In Mumbai, infrastructure sites that improved their compliance reporting through automated systems nevertheless failed to curb actual pollution levels. This disconnect between digital compliance and real-world outcomes highlights a fundamental risk: automated systems can be gamed or can create false positives of compliance while missing substantive violations.

The cybersecurity implications are profound. When environmental monitoring systems prioritize formatted data submission over actual sensor readings or physical verification, they create opportunities for data manipulation, sensor spoofing, and system gaming. The convergence of Operational Technology (OT) security with compliance systems means that attacks could simultaneously compromise both physical safety and regulatory standing.

Global Residency and Identity Systems: The Data Integrity Challenge

Kuwait's implementation of automated residency tracking—limiting overseas stays to six months through algorithmic enforcement—demonstrates how immigration systems are becoming dependent on flawless data integration. Similarly, India's Aadhaar-PAN linking deadline creates massive data convergence points where identity, taxation, and financial systems intersect.

These systems represent prime targets for cyber attacks because they combine sensitive personal data with enforcement capabilities. A breach or manipulation of residency algorithms could lead to wrongful deportations or status changes, while attacks on identity-linking systems could enable large-scale fraud. The cybersecurity challenge extends beyond data protection to ensuring the integrity of algorithmic decision-making processes themselves.

Local Enforcement: Algorithmic Oversight in Community Contexts

Springfield's move toward automated liquor license compliance checks illustrates how local governments are adopting algorithmic enforcement. While presented as efficiency improvements, these systems often lack the community-specific knowledge that human inspectors possess. A restaurant's temporary staffing issue or a one-time inventory discrepancy could trigger automated penalties disproportionate to the actual violation.

This creates operational security risks where businesses might prioritize gaming the automated system over actual compliance. From a cybersecurity standpoint, these local systems often have weaker security postures than national platforms but control significant enforcement powers, making them attractive targets for manipulation.

The Cybersecurity Imperative: Securing the Algorithmic Enforcer

As automated compliance systems proliferate, cybersecurity professionals must address several critical areas:

  1. Exception Handling Architecture: Compliance systems must be designed with robust exception-handling capabilities that allow human intervention when algorithms produce unreasonable outcomes. This requires security frameworks that maintain audit trails of overrides while preventing unauthorized circumvention.
  1. Data Integrity Verification: Automated compliance depends on data quality.

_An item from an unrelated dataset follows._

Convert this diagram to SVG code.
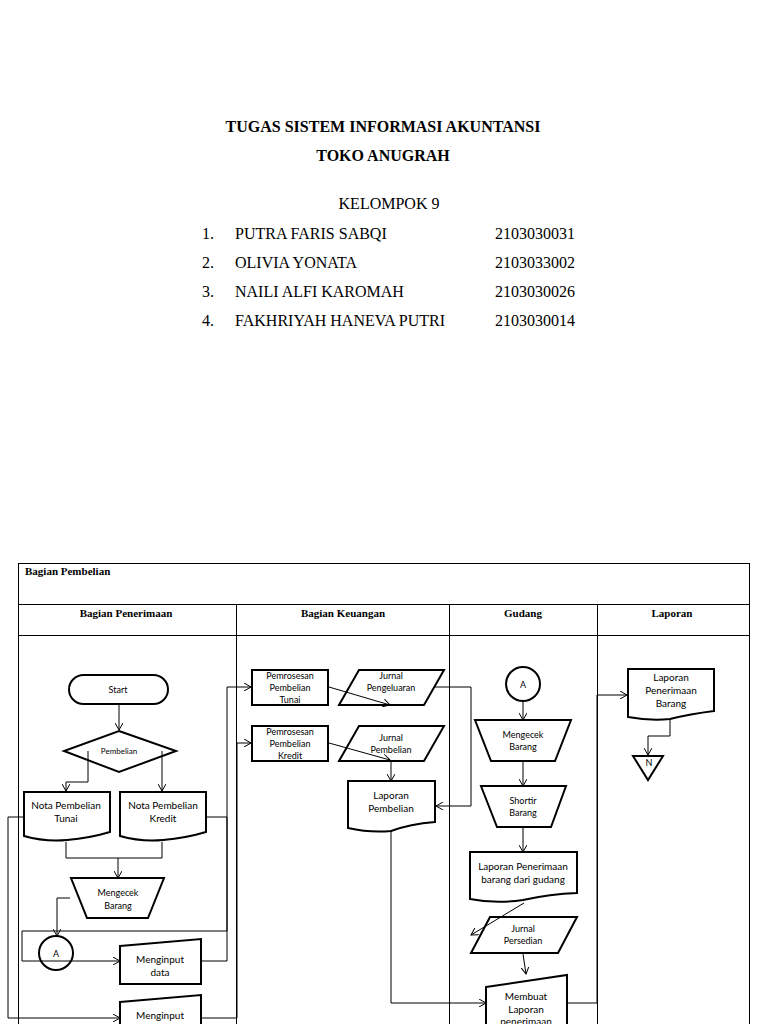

Security protocols must ensure end-to-end integrity from sensor or input source through algorithmic processing to enforcement action. This includes protection against data poisoning attacks that could manipulate algorithmic outcomes.
  1. System Resilience Design: Compliance platforms must be architected to withstand both cyber attacks and operational failures. This includes fail-safe mechanisms that prevent automated enforcement during system compromises and recovery protocols that can roll back erroneous algorithmic decisions.
  1. Transparency and Auditability: The "black box" nature of many algorithmic systems creates security risks through obscurity. Security professionals need visibility into decision-making processes to detect manipulation, bias, or compromise.
  1. Convergence Security: As IT, OT, and compliance systems merge, security frameworks must address the unique vulnerabilities at these intersections. This includes securing the data flows between operational sensors, compliance databases, and enforcement mechanisms.

The Path Forward: Balanced Automation

The solution isn't abandoning automated compliance but implementing it with cybersecurity-first principles. This means:

  • Developing algorithmic systems with human oversight layers
  • Building in mandatory review thresholds for certain decision types
  • Creating independent verification mechanisms for automated enforcement
  • Ensuring systems can be paused or rolled back during security incidents
  • Maintaining parallel human processes during system transition periods

As regulatory bodies worldwide accelerate their adoption of automated compliance, the cybersecurity community has a narrow window to establish security standards and best practices. The alternative—allowing brittle, insecure algorithmic systems to control critical enforcement functions—risks creating systemic vulnerabilities that could undermine public trust in digital governance itself.

The cases from California to Kuwait demonstrate that the risks are no longer theoretical. Automated compliance systems are failing in predictable ways, creating both cybersecurity vulnerabilities and real-world harm. Addressing these challenges requires collaboration between cybersecurity experts, regulators, and system designers to create enforcement systems that are both efficient and resilient.